Input -
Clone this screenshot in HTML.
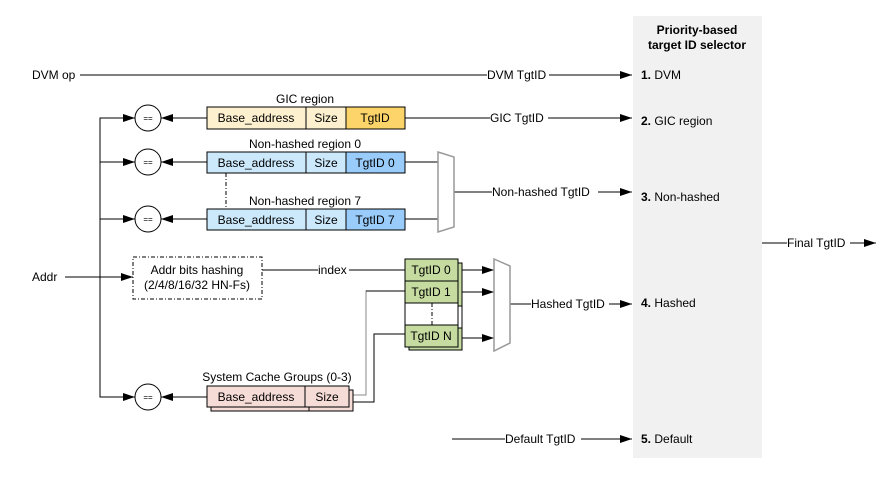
<!DOCTYPE html>
<html><head><meta charset="utf-8"><style>
html,body{margin:0;padding:0;background:#fff;}
svg{display:block;font-family:"Liberation Sans",Arial,sans-serif;}
text{font-size:12px;fill:#000;}
</style></head><body>
<svg width="883" height="480" viewBox="0 0 883 480" xmlns="http://www.w3.org/2000/svg">
<defs>
<marker id="a" markerWidth="12" markerHeight="8" refX="12" refY="4" orient="auto" markerUnits="userSpaceOnUse"><path d="M0,0 L12,4 L0,8 z" fill="#000"/></marker>
</defs>
<rect x="633" y="16" width="129" height="442" fill="#f1f1f1"/>
<text x="697" y="34" text-anchor="middle" font-weight="bold">Priority-based</text>
<text x="697" y="49" text-anchor="middle" font-weight="bold">target ID selector</text>
<g stroke="#000" stroke-width="1" fill="none">
<line x1="80" y1="75" x2="487" y2="75"/><line x1="549" y1="75" x2="632" y2="75" marker-end="url(#a)"/>
<line x1="405" y1="118" x2="490" y2="118"/><line x1="548" y1="118" x2="632" y2="118" marker-end="url(#a)"/>
<polyline points="135,118 100,118 100,397 135,397"/>
<line x1="100" y1="118" x2="135" y2="118" marker-end="url(#a)"/>
<line x1="100" y1="162" x2="135" y2="162" marker-end="url(#a)"/>
<line x1="100" y1="219" x2="135" y2="219" marker-end="url(#a)"/>
<line x1="100" y1="397" x2="135" y2="397" marker-end="url(#a)"/>
<line x1="207" y1="118" x2="161" y2="118" marker-end="url(#a)"/>
<line x1="207" y1="162" x2="161" y2="162" marker-end="url(#a)"/>
<line x1="207" y1="219" x2="161" y2="219" marker-end="url(#a)"/>
<line x1="207" y1="397" x2="161" y2="397" marker-end="url(#a)"/>
<line x1="65" y1="277" x2="133" y2="277" marker-end="url(#a)"/>
<line x1="262" y1="270" x2="318" y2="270"/><line x1="349" y1="270" x2="405" y2="270"/>
<line x1="405" y1="162" x2="438" y2="162"/><line x1="405" y1="219" x2="438" y2="219"/>
<line x1="454" y1="192" x2="492" y2="192"/><line x1="598" y1="192" x2="632" y2="192" marker-end="url(#a)"/>
<line x1="462" y1="270" x2="494" y2="270" marker-end="url(#a)"/>
<line x1="462" y1="292" x2="494" y2="292" marker-end="url(#a)"/>
<line x1="462" y1="338" x2="494" y2="338" marker-end="url(#a)"/>
<line x1="510" y1="304" x2="531" y2="304"/><line x1="609" y1="304" x2="632" y2="304" marker-end="url(#a)"/>
<line x1="452" y1="439" x2="505" y2="439"/><line x1="581" y1="439" x2="632" y2="439" marker-end="url(#a)"/>
<line x1="762" y1="243" x2="787" y2="243"/><line x1="850" y1="243" x2="876" y2="243" marker-end="url(#a)"/>
<polyline points="353,402 374,402 374,334 405,334"/>
</g>
<polyline points="353,395 366,395 366,291 405,291" fill="none" stroke="#888" stroke-width="1"/>
<polyline points="366,291 405,291" fill="none" stroke="#000"/>
<g fill="#fff" stroke="#000">
<circle cx="148" cy="118" r="13"/><circle cx="148" cy="162" r="13"/><circle cx="148" cy="219" r="13"/><circle cx="148" cy="397" r="13"/>
</g>
<g text-anchor="middle"><text x="148" y="121" style="font-size:8px">==</text><text x="148" y="165" style="font-size:8px">==</text><text x="148" y="222" style="font-size:8px">==</text><text x="148" y="400" style="font-size:8px">==</text></g>
<g stroke="#000">
<rect x="207" y="107" width="99" height="22" fill="#fdf0cf"/>
<rect x="306" y="107" width="40" height="22" fill="#fdf0cf"/>
<rect x="346" y="107" width="59" height="22" fill="#fdd46a"/>
<rect x="207" y="152" width="99" height="21" fill="#cce9fb"/>
<rect x="306" y="152" width="40" height="21" fill="#cce9fb"/>
<rect x="346" y="152" width="59" height="21" fill="#99ccfa"/>
<rect x="207" y="209" width="99" height="21" fill="#cce9fb"/>
<rect x="306" y="209" width="40" height="21" fill="#cce9fb"/>
<rect x="346" y="209" width="59" height="21" fill="#99ccfa"/>
<rect x="211" y="390" width="98" height="21" fill="#f5dcd7"/>
<rect x="309" y="390" width="44" height="21" fill="#f5dcd7"/>
<rect x="207" y="386" width="98" height="21" fill="#f5dcd7"/>
<rect x="305" y="386" width="44" height="21" fill="#f5dcd7"/>
<rect x="409" y="263" width="53" height="87" fill="#c5dba0"/>
<rect x="409" y="306" width="53" height="22" fill="#fff"/>
<rect x="405" y="259" width="53" height="22" fill="#c5dba0"/>
<rect x="405" y="281" width="53" height="22" fill="#c5dba0"/>
<rect x="405" y="303" width="53" height="22" fill="#fff"/>
<rect x="405" y="325" width="53" height="22" fill="#c5dba0"/>
</g>
<line x1="226" y1="173" x2="226" y2="209" stroke="#000" stroke-dasharray="4,2,1,2"/>
<line x1="432" y1="303" x2="432" y2="325" stroke="#000" stroke-dasharray="4,2,1,2"/>
<rect x="133" y="257" width="129" height="42" fill="#fff" stroke="#000" stroke-dasharray="4,2,1,2"/>
<polygon points="438,152 454,157 454,227 438,232" fill="#fff" stroke="#999" stroke-width="1.5"/>
<polygon points="494,259 510,266 510,343 494,351" fill="#fff" stroke="#999" stroke-width="1.5"/>
<text x="32" y="79">DVM op</text>
<text x="487" y="79">DVM TgtID</text>
<text x="490" y="122">GIC TgtID</text>
<text x="492" y="196">Non-hashed TgtID</text>
<text x="531" y="308">Hashed TgtID</text>
<text x="505" y="443">Default TgtID</text>
<text x="787" y="247">Final TgtID</text>
<text x="32" y="281">Addr</text>
<text x="318" y="274">index</text>
<text x="197" y="274" text-anchor="middle">Addr bits hashing</text>
<text x="197" y="289" text-anchor="middle">(2/4/8/16/32 HN-Fs)</text>
<text x="305" y="103" text-anchor="middle">GIC region</text>
<text x="305" y="148" text-anchor="middle">Non-hashed region 0</text>
<text x="305" y="205" text-anchor="middle">Non-hashed region 7</text>
<text x="277" y="381" text-anchor="middle">System Cache Groups (0-3)</text>
<g text-anchor="middle">
<text x="256" y="122">Base_address</text><text x="326" y="122">Size</text><text x="375" y="122">TgtID</text>
<text x="256" y="167">Base_address</text><text x="326" y="167">Size</text><text x="375" y="167">TgtID 0</text>
<text x="256" y="224">Base_address</text><text x="326" y="224">Size</text><text x="375" y="224">TgtID 7</text>
<text x="256" y="401">Base_address</text><text x="327" y="401">Size</text>
<text x="431" y="274">TgtID 0</text><text x="431" y="296">TgtID 1</text><text x="431" y="340">TgtID N</text>
</g>
<text x="641" y="79"><tspan font-weight="bold">1.</tspan> DVM</text>
<text x="641" y="125"><tspan font-weight="bold">2.</tspan> GIC region</text>
<text x="641" y="201"><tspan font-weight="bold">3.</tspan> Non-hashed</text>
<text x="641" y="307"><tspan font-weight="bold">4.</tspan> Hashed</text>
<text x="641" y="443"><tspan font-weight="bold">5.</tspan> Default</text>
</svg>
</body></html>
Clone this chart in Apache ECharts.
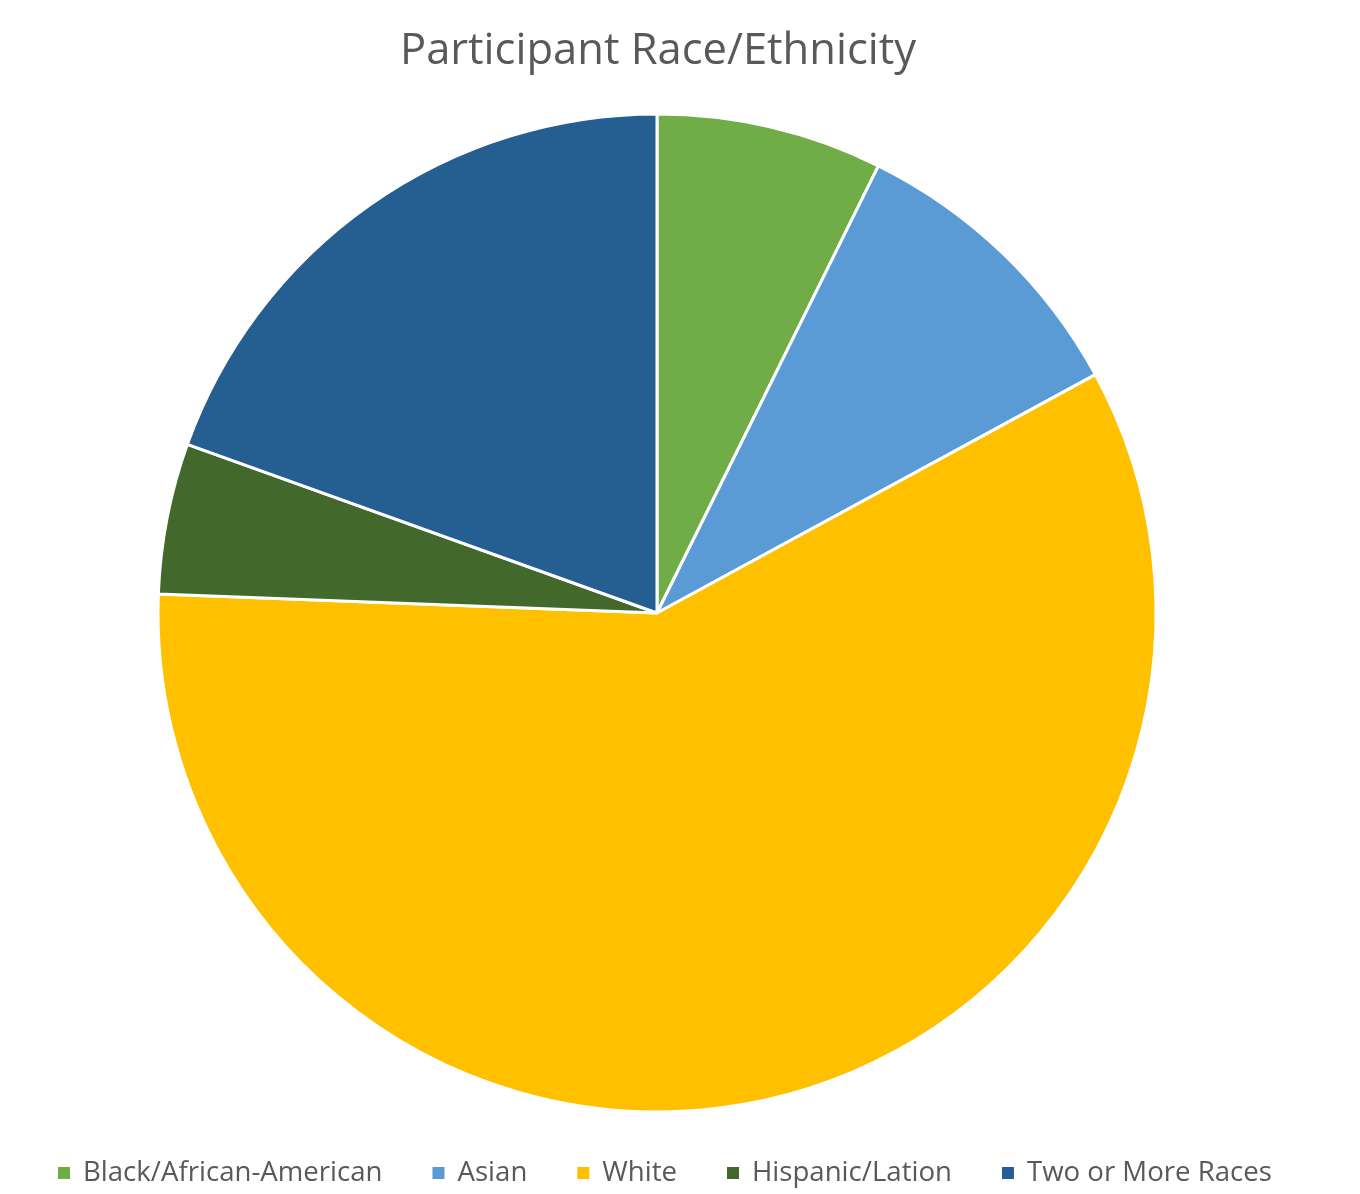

Your task -
In your copy of the listing above, reproduce each line exactly and omit all pictures.

Response to this task -
Clone this screenshot in HTML.
<!DOCTYPE html>
<html><head><meta charset="utf-8"><style>
html,body{margin:0;padding:0;background:#fff;}
svg{display:block;font-family:"Liberation Sans",Arial,sans-serif;}
text{font-size:12px;fill:#000;}
</style></head><body>
<svg width="883" height="480" viewBox="0 0 883 480" xmlns="http://www.w3.org/2000/svg">
<defs>
<marker id="a" markerWidth="12" markerHeight="8" refX="12" refY="4" orient="auto" markerUnits="userSpaceOnUse"><path d="M0,0 L12,4 L0,8 z" fill="#000"/></marker>
</defs>
<rect x="633" y="16" width="129" height="442" fill="#f1f1f1"/>
<text x="697" y="34" text-anchor="middle" font-weight="bold">Priority-based</text>
<text x="697" y="49" text-anchor="middle" font-weight="bold">target ID selector</text>
<g stroke="#000" stroke-width="1" fill="none">
<line x1="80" y1="75" x2="487" y2="75"/><line x1="549" y1="75" x2="632" y2="75" marker-end="url(#a)"/>
<line x1="405" y1="118" x2="490" y2="118"/><line x1="548" y1="118" x2="632" y2="118" marker-end="url(#a)"/>
<polyline points="135,118 100,118 100,397 135,397"/>
<line x1="100" y1="118" x2="135" y2="118" marker-end="url(#a)"/>
<line x1="100" y1="162" x2="135" y2="162" marker-end="url(#a)"/>
<line x1="100" y1="219" x2="135" y2="219" marker-end="url(#a)"/>
<line x1="100" y1="397" x2="135" y2="397" marker-end="url(#a)"/>
<line x1="207" y1="118" x2="161" y2="118" marker-end="url(#a)"/>
<line x1="207" y1="162" x2="161" y2="162" marker-end="url(#a)"/>
<line x1="207" y1="219" x2="161" y2="219" marker-end="url(#a)"/>
<line x1="207" y1="397" x2="161" y2="397" marker-end="url(#a)"/>
<line x1="65" y1="277" x2="133" y2="277" marker-end="url(#a)"/>
<line x1="262" y1="270" x2="318" y2="270"/><line x1="349" y1="270" x2="405" y2="270"/>
<line x1="405" y1="162" x2="438" y2="162"/><line x1="405" y1="219" x2="438" y2="219"/>
<line x1="454" y1="192" x2="492" y2="192"/><line x1="598" y1="192" x2="632" y2="192" marker-end="url(#a)"/>
<line x1="462" y1="270" x2="494" y2="270" marker-end="url(#a)"/>
<line x1="462" y1="292" x2="494" y2="292" marker-end="url(#a)"/>
<line x1="462" y1="338" x2="494" y2="338" marker-end="url(#a)"/>
<line x1="510" y1="304" x2="531" y2="304"/><line x1="609" y1="304" x2="632" y2="304" marker-end="url(#a)"/>
<line x1="452" y1="439" x2="505" y2="439"/><line x1="581" y1="439" x2="632" y2="439" marker-end="url(#a)"/>
<line x1="762" y1="243" x2="787" y2="243"/><line x1="850" y1="243" x2="876" y2="243" marker-end="url(#a)"/>
<polyline points="353,402 374,402 374,334 405,334"/>
</g>
<polyline points="353,395 366,395 366,291 405,291" fill="none" stroke="#888" stroke-width="1"/>
<polyline points="366,291 405,291" fill="none" stroke="#000"/>
<g fill="#fff" stroke="#000">
<circle cx="148" cy="118" r="13"/><circle cx="148" cy="162" r="13"/><circle cx="148" cy="219" r="13"/><circle cx="148" cy="397" r="13"/>
</g>
<g text-anchor="middle"><text x="148" y="121" style="font-size:8px">==</text><text x="148" y="165" style="font-size:8px">==</text><text x="148" y="222" style="font-size:8px">==</text><text x="148" y="400" style="font-size:8px">==</text></g>
<g stroke="#000">
<rect x="207" y="107" width="99" height="22" fill="#fdf0cf"/>
<rect x="306" y="107" width="40" height="22" fill="#fdf0cf"/>
<rect x="346" y="107" width="59" height="22" fill="#fdd46a"/>
<rect x="207" y="152" width="99" height="21" fill="#cce9fb"/>
<rect x="306" y="152" width="40" height="21" fill="#cce9fb"/>
<rect x="346" y="152" width="59" height="21" fill="#99ccfa"/>
<rect x="207" y="209" width="99" height="21" fill="#cce9fb"/>
<rect x="306" y="209" width="40" height="21" fill="#cce9fb"/>
<rect x="346" y="209" width="59" height="21" fill="#99ccfa"/>
<rect x="211" y="390" width="98" height="21" fill="#f5dcd7"/>
<rect x="309" y="390" width="44" height="21" fill="#f5dcd7"/>
<rect x="207" y="386" width="98" height="21" fill="#f5dcd7"/>
<rect x="305" y="386" width="44" height="21" fill="#f5dcd7"/>
<rect x="409" y="263" width="53" height="87" fill="#c5dba0"/>
<rect x="409" y="306" width="53" height="22" fill="#fff"/>
<rect x="405" y="259" width="53" height="22" fill="#c5dba0"/>
<rect x="405" y="281" width="53" height="22" fill="#c5dba0"/>
<rect x="405" y="303" width="53" height="22" fill="#fff"/>
<rect x="405" y="325" width="53" height="22" fill="#c5dba0"/>
</g>
<line x1="226" y1="173" x2="226" y2="209" stroke="#000" stroke-dasharray="4,2,1,2"/>
<line x1="432" y1="303" x2="432" y2="325" stroke="#000" stroke-dasharray="4,2,1,2"/>
<rect x="133" y="257" width="129" height="42" fill="#fff" stroke="#000" stroke-dasharray="4,2,1,2"/>
<polygon points="438,152 454,157 454,227 438,232" fill="#fff" stroke="#999" stroke-width="1.5"/>
<polygon points="494,259 510,266 510,343 494,351" fill="#fff" stroke="#999" stroke-width="1.5"/>
<text x="32" y="79">DVM op</text>
<text x="487" y="79">DVM TgtID</text>
<text x="490" y="122">GIC TgtID</text>
<text x="492" y="196">Non-hashed TgtID</text>
<text x="531" y="308">Hashed TgtID</text>
<text x="505" y="443">Default TgtID</text>
<text x="787" y="247">Final TgtID</text>
<text x="32" y="281">Addr</text>
<text x="318" y="274">index</text>
<text x="197" y="274" text-anchor="middle">Addr bits hashing</text>
<text x="197" y="289" text-anchor="middle">(2/4/8/16/32 HN-Fs)</text>
<text x="305" y="103" text-anchor="middle">GIC region</text>
<text x="305" y="148" text-anchor="middle">Non-hashed region 0</text>
<text x="305" y="205" text-anchor="middle">Non-hashed region 7</text>
<text x="277" y="381" text-anchor="middle">System Cache Groups (0-3)</text>
<g text-anchor="middle">
<text x="256" y="122">Base_address</text><text x="326" y="122">Size</text><text x="375" y="122">TgtID</text>
<text x="256" y="167">Base_address</text><text x="326" y="167">Size</text><text x="375" y="167">TgtID 0</text>
<text x="256" y="224">Base_address</text><text x="326" y="224">Size</text><text x="375" y="224">TgtID 7</text>
<text x="256" y="401">Base_address</text><text x="327" y="401">Size</text>
<text x="431" y="274">TgtID 0</text><text x="431" y="296">TgtID 1</text><text x="431" y="340">TgtID N</text>
</g>
<text x="641" y="79"><tspan font-weight="bold">1.</tspan> DVM</text>
<text x="641" y="125"><tspan font-weight="bold">2.</tspan> GIC region</text>
<text x="641" y="201"><tspan font-weight="bold">3.</tspan> Non-hashed</text>
<text x="641" y="307"><tspan font-weight="bold">4.</tspan> Hashed</text>
<text x="641" y="443"><tspan font-weight="bold">5.</tspan> Default</text>
</svg>
</body></html>
Clone this chart in Apache ECharts.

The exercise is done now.